Updates
- Implement `obp.policy.QLearner` (https://github.com/st-tech/zr-obp/pull/144 )
- Implement Balanced IPW Estimator as `obp.ope.BalancedInverseProbabilityWeighting`. See Sondhi et al.(2020) for details. (https://github.com/st-tech/zr-obp/pull/146 ).
- Implement the Cascade Doubly Robust estimator for the combinatorial action OPE as `obp.ope.CascadeDR`. See Kiyohara et al.(2022) for details. (https://github.com/st-tech/zr-obp/pull/142 )
- Implement a data-driven hyperparameter tuning method for OPE called SLOPE proposed by Su et al.(2020) and Tucker et al.(2021) (https://github.com/st-tech/zr-obp/pull/148 )
- Implement new estimators for the standard OPE based on a power-mean transformation of importance weights proposed by Metelli et al.(2021) (https://github.com/st-tech/zr-obp/pull/149 )
- Implement dataset class for generating synthetic logged bandit data with multiple loggers. Corresponding estimators will be added in the next update (https://github.com/st-tech/zr-obp/pull/150 )
- Implement an argument to control the number of deficient actions in `obp.dataset.SyntheticBanditDataset` and `obp.dataset.MultiClassToBanditReduction`. See Sachdeva et al.(2020) for details. (https://github.com/st-tech/zr-obp/pull/150 )
- Implement some flexible functions to synthesize reward function and behavior policy (https://github.com/st-tech/zr-obp/pull/145 )
Minors
- Adjust to `sklearn>=1.0.0`
- Fix/update error messages, docstrings, and examples.
References
- Haruka Kiyohara, Yuta Saito, Tatsuya Matsuhiro, Yusuke Narita, Nobuyuki Shimizu, and Yasuo Yamamoto. Doubly Robust Off-Policy Evaluation for Ranking Policies under the Cascade Behavior Model. WSDM2022.

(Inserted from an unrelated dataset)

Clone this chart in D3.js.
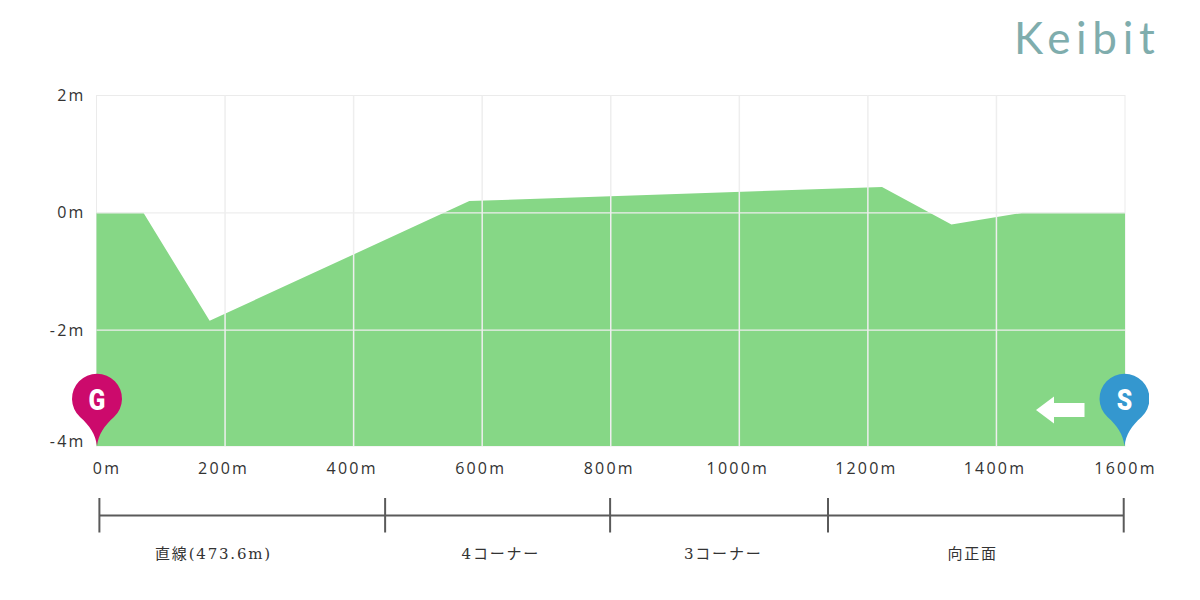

- Arjun Sondhi, David Arbour, Drew Dimmery. Balanced Off-Policy Evaluation in General Action Spaces. AISTATS2020.
- Yi Su, Pavithra Srinath, Akshay Krishnamurthy. Adaptive Estimator Selection for Off-Policy Evaluation. ICML2020.
- George Tucker and Jonathan Lee. Improved Estimator Selection for Off-Policy Evaluation. 2021
- Alberto Maria Metelli, Alessio Russo, Marcello Restelli. Subgaussian and Differentiable Importance Sampling for Off-Policy Evaluation and Learning. NeurIPS2021.
- Noveen Sachdeva, Yi Su, and Thorsten Joachims. "Off-policy Bandits with Deficient Support.", KDD2020.
- Aman Agarwal, Soumya Basu, Tobias Schnabel, Thorsten Joachims. "Effective Evaluation using Logged Bandit Feedback from Multiple Loggers.", KDD2018.
- Nathan Kallus, Yuta Saito, and Masatoshi Uehara. "Optimal Off-Policy Evaluation from Multiple Logging Policies.", ICML2021.